Page file (Windows) or Swap Space (Unix-like)

Access Rights

Processes and OS may only write to or read from each others (physical) memory in a controlled manner

The logical (virtual) address space comprises all the addresses that the processor can specify

The code section holds the process instructions it does not start at address 0

Usually the lowest address (0) or highest is reserved for the OS

The Stack and Data section are dynamic and grow towards each other

Logical addressing can be implemented in two different basic principles:

• Segmentation

• Paging

2. Paging

• Divides logical memory into fixed-size pages and physical memory into frames of the same size.

• The logical address consists of a page number and an offset within that page.

• Pages are mapped to frames using a page table.

Advantages

• Eliminates external fragmentation.

• Simplifies memory allocation and management.

• Supports virtual memory, allowing processes to use more memory than physically available.

Disadvantages

• Can introduce internal fragmentation (unused space in the last page).

• Requires page tables, which can consume memory for large address spaces.

A page table provides information for the MMU on the allocation of pages to frames.

• The total virtual memory that is needed by all processes is usually larger than the available physical memory.

• The mass storage device has a file that is used to provide more (virtual) memory than is available as physical main memory. (Page file in Windows and swap space in Unix/Linux operating systems)

• This can be– but is not necessarily– the entire address space of a processor.

• Moved pages are stored in the page file in sequential order.

MMU analyses the field and generates exceptions to access an address which is not in main memory

The exception service routine transmits this information to the backing store management, which moves the page from the mass storage device to main memory

Therefore it might be necessary to remove pages -> page replacement

Page Replacement Algorithms

FIFO (First-In, First-Out)

• Strategy: The oldest page in memory is replaced first.

• Pro:

  • No page is kept in memory permanently.

• Con:

  • A frequently used page may be replaced and then immediately reloaded, causing inefficiency.

LFU (Least Frequently Used)

• Strategy: Replaces the page with the fewest references. Tracks how many times each page is used.

• Pro:

  • Frequently used pages are kept in memory.

• Con:

  • A page may remain in memory indefinitely after a period of heavy use, even if it’s no longer needed.

LRU (Least Recently Used)

• Strategy: Replaces the page that has not been used for the longest time. Tracks the recency of usage rather than frequency.

• Pro:

  • No pages persist unnecessarily; frequently used pages stay in memory.

• Con:

  • Requires additional hardware or software support to track recent usage efficiently.
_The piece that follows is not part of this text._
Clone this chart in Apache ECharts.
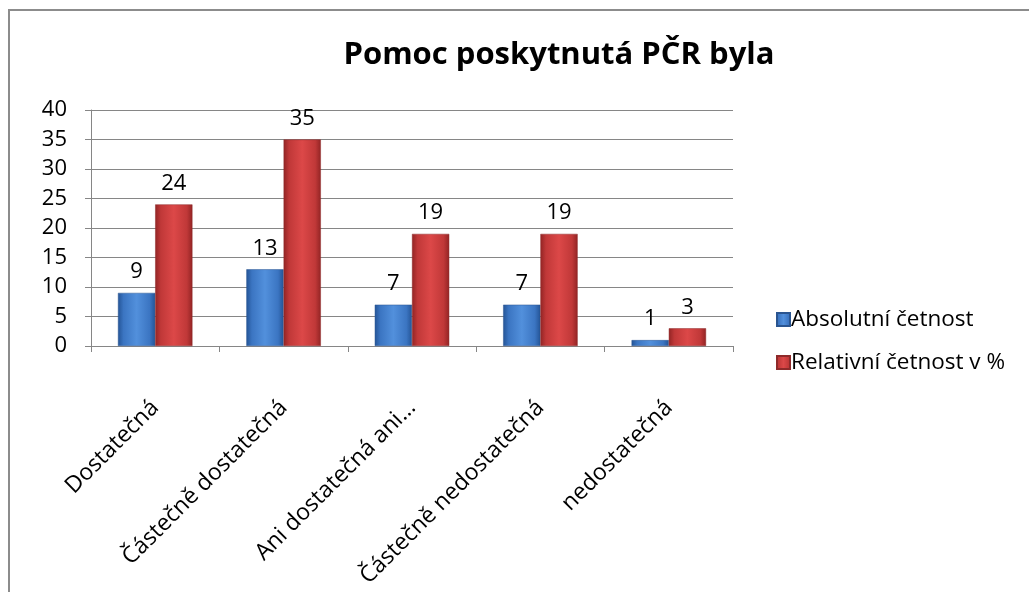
<!DOCTYPE html>
<html>
<head>
<meta charset="utf-8">
<script src="https://cdn.jsdelivr.net/npm/echarts@6/dist/echarts.min.js"></script>
<style>
  html, body { margin: 0; padding: 0; background: #fff; }
  #container { width: 1029px; height: 592px; }
</style>
</head>
<body>
<div id="container"></div>
<script>
var categories = ['Dostatečná', 'Částečně dostatečná', 'Ani dostatečná ani…', 'Částečně nedostatečná', 'nedostatečná'];
var absolutni = [9, 13, 7, 7, 1];
var relativni = [24, 35, 19, 19, 3];
var seriesNames = ['Absolutní četnost', 'Relativní četnost v %'];

var FONT = 'Open Sans';

function barColor(dark, mid, light) {
  return new echarts.graphic.LinearGradient(0, 0, 1, 0, [
    { offset: 0, color: dark },
    { offset: 0.15, color: mid },
    { offset: 0.5, color: light },
    { offset: 0.85, color: mid },
    { offset: 1, color: dark }
  ]);
}

var dom = document.getElementById('container');
var myChart = echarts.init(dom);
var option = {
  backgroundColor: '#fff',
  animation: false,
  textStyle: { fontFamily: FONT, color: '#000' },
  title: {
    text: 'Pomoc poskytnutá PČR byla',
    left: 554,
    textAlign: 'center',
    top: 35,
    textStyle: { fontFamily: FONT, fontSize: 31, fontWeight: 'bold', color: '#000' }
  },
  graphic: [{
    type: 'rect',
    shape: { x: 9, y: 10, width: 1100, height: 700 },
    style: { fill: 'none', stroke: '#8c8c8c', lineWidth: 2 },
    silent: true
  }],
  legend: {
    orient: 'vertical',
    left: 771,
    top: 303,
    itemGap: 20,
    itemWidth: 13,
    itemHeight: 13,
    icon: 'rect',
    textStyle: { fontFamily: FONT, fontSize: 22.5, color: '#000', padding: [0, 0, 0, -4] },
    data: seriesNames
  },
  grid: { left: 91, top: 110, right: 296, bottom: 246, containLabel: false },
  xAxis: {
    type: 'category',
    data: categories,
    axisLine: { lineStyle: { color: '#868686', width: 1 } },
    axisTick: { show: true, length: 6, lineStyle: { color: '#868686' } },
    axisLabel: { rotate: 45, margin: 58, fontFamily: FONT, fontSize: 23, color: '#000' }
  },
  yAxis: {
    type: 'value',
    min: 0,
    max: 40,
    interval: 5,
    axisLine: { show: true, lineStyle: { color: '#868686' } },
    axisTick: { show: true, length: 6, lineStyle: { color: '#868686' } },
    splitLine: { lineStyle: { color: '#868686', width: 1 } },
    axisLabel: { margin: 24, fontFamily: FONT, fontSize: 22, color: '#000' }
  },
  series: [
    {
      name: seriesNames[0],
      type: 'bar',
      data: absolutni,
      barGap: '0%',
      barCategoryGap: '42%',
      itemStyle: { color: barColor('#245496', '#3b75c2', '#5290dc'), borderColor: '#2a5590', borderWidth: 0.5 },
      label: { show: true, position: 'top', distance: 10, fontFamily: FONT, fontSize: 22, color: '#000' }
    },
    {
      name: seriesNames[1],
      type: 'bar',
      data: relativni,
      itemStyle: { color: barColor('#922424', '#c03838', '#dc4848'), borderColor: '#8e2a2a', borderWidth: 0.5 },
      label: { show: true, position: 'top', distance: 10, fontFamily: FONT, fontSize: 22, color: '#000' }
    }
  ]
};
if (option && typeof option === 'object') {
  myChart.setOption(option, true);
}
</script>
</body>
</html>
1. The Program Status Word (PSW) indicates whether a process is executing in privileged mode or user mode, determining its access to restricted operations.
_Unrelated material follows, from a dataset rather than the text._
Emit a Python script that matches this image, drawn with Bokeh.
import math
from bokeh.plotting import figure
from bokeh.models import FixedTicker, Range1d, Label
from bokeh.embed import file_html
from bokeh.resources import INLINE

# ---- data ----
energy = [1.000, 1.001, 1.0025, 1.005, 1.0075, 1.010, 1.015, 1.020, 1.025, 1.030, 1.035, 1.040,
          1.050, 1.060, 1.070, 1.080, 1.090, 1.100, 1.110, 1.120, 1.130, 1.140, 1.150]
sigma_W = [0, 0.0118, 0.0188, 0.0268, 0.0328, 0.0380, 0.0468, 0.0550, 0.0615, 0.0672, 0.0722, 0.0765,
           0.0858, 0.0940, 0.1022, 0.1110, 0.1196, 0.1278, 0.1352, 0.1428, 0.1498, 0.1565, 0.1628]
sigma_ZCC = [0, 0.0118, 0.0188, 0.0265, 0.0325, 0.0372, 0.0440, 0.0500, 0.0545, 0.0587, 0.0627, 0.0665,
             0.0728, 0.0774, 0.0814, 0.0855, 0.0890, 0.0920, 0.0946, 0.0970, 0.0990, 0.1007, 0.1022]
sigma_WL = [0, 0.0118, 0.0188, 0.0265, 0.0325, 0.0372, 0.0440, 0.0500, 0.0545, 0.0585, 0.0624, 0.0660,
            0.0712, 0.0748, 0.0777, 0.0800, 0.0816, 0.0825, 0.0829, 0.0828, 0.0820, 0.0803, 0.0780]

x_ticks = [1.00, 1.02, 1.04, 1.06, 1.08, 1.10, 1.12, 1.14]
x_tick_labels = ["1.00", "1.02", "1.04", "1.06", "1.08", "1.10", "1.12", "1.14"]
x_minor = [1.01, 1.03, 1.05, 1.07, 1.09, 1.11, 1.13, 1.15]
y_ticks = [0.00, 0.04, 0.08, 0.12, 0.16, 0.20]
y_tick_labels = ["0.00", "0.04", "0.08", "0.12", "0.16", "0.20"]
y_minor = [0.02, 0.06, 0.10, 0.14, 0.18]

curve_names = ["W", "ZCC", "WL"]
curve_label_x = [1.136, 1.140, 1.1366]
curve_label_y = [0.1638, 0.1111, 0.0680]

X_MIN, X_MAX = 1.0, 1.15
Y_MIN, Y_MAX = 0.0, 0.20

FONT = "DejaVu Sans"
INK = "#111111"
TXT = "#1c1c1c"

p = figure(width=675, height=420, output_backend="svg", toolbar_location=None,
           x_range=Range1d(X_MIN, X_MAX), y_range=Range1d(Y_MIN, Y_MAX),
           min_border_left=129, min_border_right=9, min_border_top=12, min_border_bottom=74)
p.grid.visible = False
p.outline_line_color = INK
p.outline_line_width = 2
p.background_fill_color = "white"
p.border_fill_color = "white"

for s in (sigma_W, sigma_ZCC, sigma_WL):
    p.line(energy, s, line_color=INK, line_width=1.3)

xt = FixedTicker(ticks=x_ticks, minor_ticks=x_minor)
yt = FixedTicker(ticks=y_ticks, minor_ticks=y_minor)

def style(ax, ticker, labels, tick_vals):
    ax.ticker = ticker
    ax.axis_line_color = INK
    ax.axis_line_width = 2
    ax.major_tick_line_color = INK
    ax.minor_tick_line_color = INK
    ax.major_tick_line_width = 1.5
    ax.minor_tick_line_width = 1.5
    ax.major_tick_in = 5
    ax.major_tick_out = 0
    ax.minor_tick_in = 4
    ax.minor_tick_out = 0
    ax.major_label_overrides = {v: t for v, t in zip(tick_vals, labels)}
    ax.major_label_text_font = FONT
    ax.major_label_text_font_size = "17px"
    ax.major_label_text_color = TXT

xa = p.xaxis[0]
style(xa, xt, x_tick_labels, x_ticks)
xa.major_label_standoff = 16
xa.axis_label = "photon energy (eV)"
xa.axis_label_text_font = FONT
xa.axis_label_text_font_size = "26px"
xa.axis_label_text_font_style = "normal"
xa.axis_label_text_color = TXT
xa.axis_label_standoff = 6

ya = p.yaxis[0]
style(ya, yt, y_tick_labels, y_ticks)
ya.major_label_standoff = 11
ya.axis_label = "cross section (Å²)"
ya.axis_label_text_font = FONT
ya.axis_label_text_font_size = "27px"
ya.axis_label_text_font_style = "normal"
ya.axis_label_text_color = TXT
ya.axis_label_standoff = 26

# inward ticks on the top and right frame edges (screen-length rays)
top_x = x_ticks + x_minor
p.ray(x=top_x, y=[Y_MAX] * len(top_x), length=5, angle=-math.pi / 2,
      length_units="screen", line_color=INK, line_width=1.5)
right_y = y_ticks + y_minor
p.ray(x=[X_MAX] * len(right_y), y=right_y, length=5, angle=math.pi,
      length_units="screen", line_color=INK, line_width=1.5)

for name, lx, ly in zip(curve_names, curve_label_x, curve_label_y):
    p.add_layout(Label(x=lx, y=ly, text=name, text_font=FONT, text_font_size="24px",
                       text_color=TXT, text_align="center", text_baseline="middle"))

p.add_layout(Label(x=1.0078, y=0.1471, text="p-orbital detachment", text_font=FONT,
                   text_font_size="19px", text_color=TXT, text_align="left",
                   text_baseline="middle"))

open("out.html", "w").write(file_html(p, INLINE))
2. At the page level, additional access rights (such as read, write, and/or execute) are enforced based on privilege levels, defined in the page tables.
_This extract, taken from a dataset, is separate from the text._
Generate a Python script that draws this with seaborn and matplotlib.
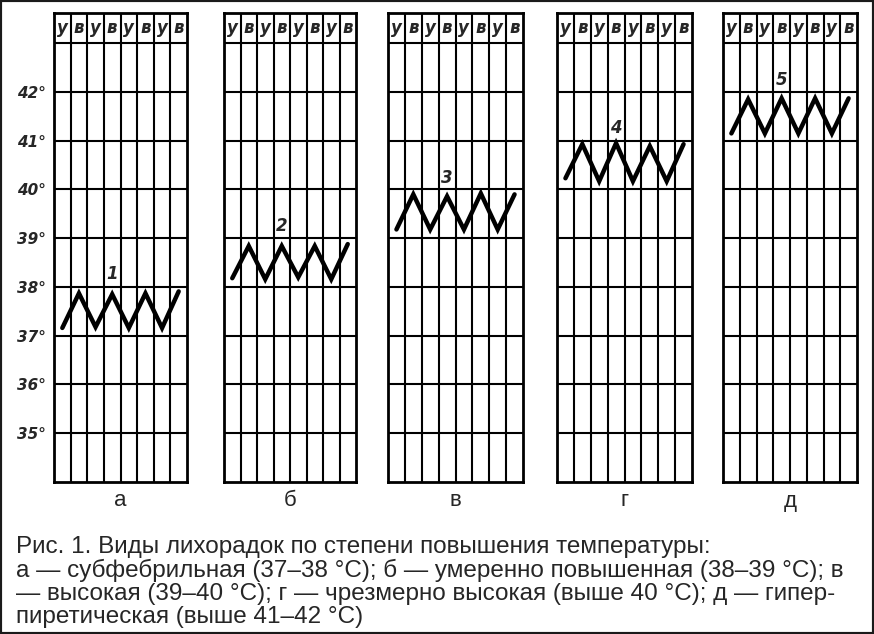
import numpy as np
import pandas as pd
import matplotlib.pyplot as plt
import seaborn as sns
from matplotlib.patches import Rectangle

# данные: 8 измерений (утро/вечер) на каждый вид лихорадки
columns = ['у', 'в', 'у', 'в', 'у', 'в', 'у', 'в']
panel_letters = ['а', 'б', 'в', 'г', 'д']
curve_numbers = ['1', '2', '3', '4', '5']
temp_a = [37.16, 37.87, 37.18, 37.85, 37.16, 37.87, 37.16, 37.91]
temp_b = [38.18, 38.84, 38.16, 38.84, 38.20, 38.84, 38.16, 38.88]
temp_v = [39.18, 39.90, 39.18, 39.86, 39.18, 39.92, 39.18, 39.90]
temp_g = [40.23, 40.93, 40.17, 40.95, 40.17, 40.89, 40.17, 40.93]
temp_d = [41.15, 41.85, 41.15, 41.87, 41.15, 41.87, 41.15, 41.87]
number_y = [38.26, 39.25, 40.23, 41.27, 42.24]
ytick_values = [35, 36, 37, 38, 39, 40, 41, 42]
ytick_labels = ['35°', '36°', '37°', '38°', '39°', '40°', '41°', '42°']

caption = [
    'Рис. 1. Виды лихорадок по степени повышения температуры:',
    'а — субфебрильная (37–38 °С); б — умеренно повышенная (38–39 °С); в',
    '— высокая (39–40 °С); г — чрезмерно высокая (выше 40 °С); д — гипер-',
    'пиретическая (выше 41–42 °С)',
]

sns.set_style('white')
plt.rcParams['font.family'] = ['DejaVu Sans']

W, H = 874, 634
fig = plt.figure(figsize=(W / 100, H / 100), dpi=100)
fig.patch.set_facecolor('white')

lefts = [54, 224, 388, 557, 723]
rights = [187, 356, 523, 692, 857]
top_px, bottom_px = 13, 482
ymin, ymax = 34, 43.62

all_temps = [temp_a, temp_b, temp_v, temp_g, temp_d]
for i, temps in enumerate(all_temps):
    ax = fig.add_axes([lefts[i] / W, 1 - bottom_px / H,
                       (rights[i] - lefts[i]) / W, (bottom_px - top_px) / H])
    df = pd.DataFrame({'x': np.arange(8) + 0.5, 't': temps})
    sns.lineplot(data=df, x='x', y='t', ax=ax, color='black', lw=3.2,
                 solid_joinstyle='miter', zorder=5)
    ax.set_xlim(0, 8)
    ax.set_ylim(ymin, ymax)
    for k in range(1, 8):
        ax.axvline(k, color='black', lw=1.5, zorder=2)
    for v in range(35, 44):
        ax.axhline(v, color='black', lw=1.5, zorder=2)
    for k, c in enumerate(columns):
        ax.text(k + 0.5, 43.31, c, ha='center', va='center', fontsize=12,
                fontweight='bold', style='italic')
    ax.text(3.5, number_y[i], curve_numbers[i], ha='center', va='center',
            fontsize=12, fontweight='bold', style='italic')
    for s in ax.spines.values():
        s.set_color('black')
        s.set_linewidth(2)
    ax.set_xlabel('')
    ax.set_ylabel('')
    ax.set_xticks([])
    if i == 0:
        ax.set_yticks(ytick_values)
        ax.set_yticklabels(ytick_labels, fontsize=11, fontweight='bold',
                           style='italic')
        ax.tick_params(axis='y', length=0, pad=6)
    else:
        ax.set_yticks([])
    fig.text((lefts[i] + rights[i]) / 2 / W, 1 - 501 / H, panel_letters[i],
             ha='center', va='center', fontsize=16,
             family=['Liberation Sans', 'DejaVu Sans'])

for j, line in enumerate(caption):
    fig.text(16 / W, 1 - (553 + j * 23.5) / H, line, ha='left', va='baseline',
             fontsize=17.5, family=['Liberation Sans', 'DejaVu Sans'])

fig.patches.append(Rectangle((0, 0), 1, 1, transform=fig.transFigure,
                             fill=False, edgecolor='#1a1a1a', lw=3))

fig.savefig('out.png', dpi=100)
3. The Memory Management Unit (MMU) manages these access rights.

   • If a process violates its assigned access rights (e.g., a user process tries to write to a protected page), the MMU detects the violation and triggers an exception.

4. These exceptions are handled by the operating system, which can take appropriate action (such as terminating the process or handling a page fault).

Multi-level paging is a hierarchical paging system used to manage large logical address spaces, typically in systems with 32-bit or 64-bit architectures.

Instead of using one large page table, the page table is split into multiple levels, which reduces memory overhead and allows for efficient management of sparse address spaces.

Why Multi-Level Paging Is Needed

• In a single-level paging system, the entire page table must be kept in memory, which can be very large.

• For example:

  • A 32-bit system with 4 KB pages needs a page table with 1 million entries (4 bytes each ➔ 4 MB table).

• Multi-level paging solves this by dividing the page table into smaller pieces, loaded only when needed.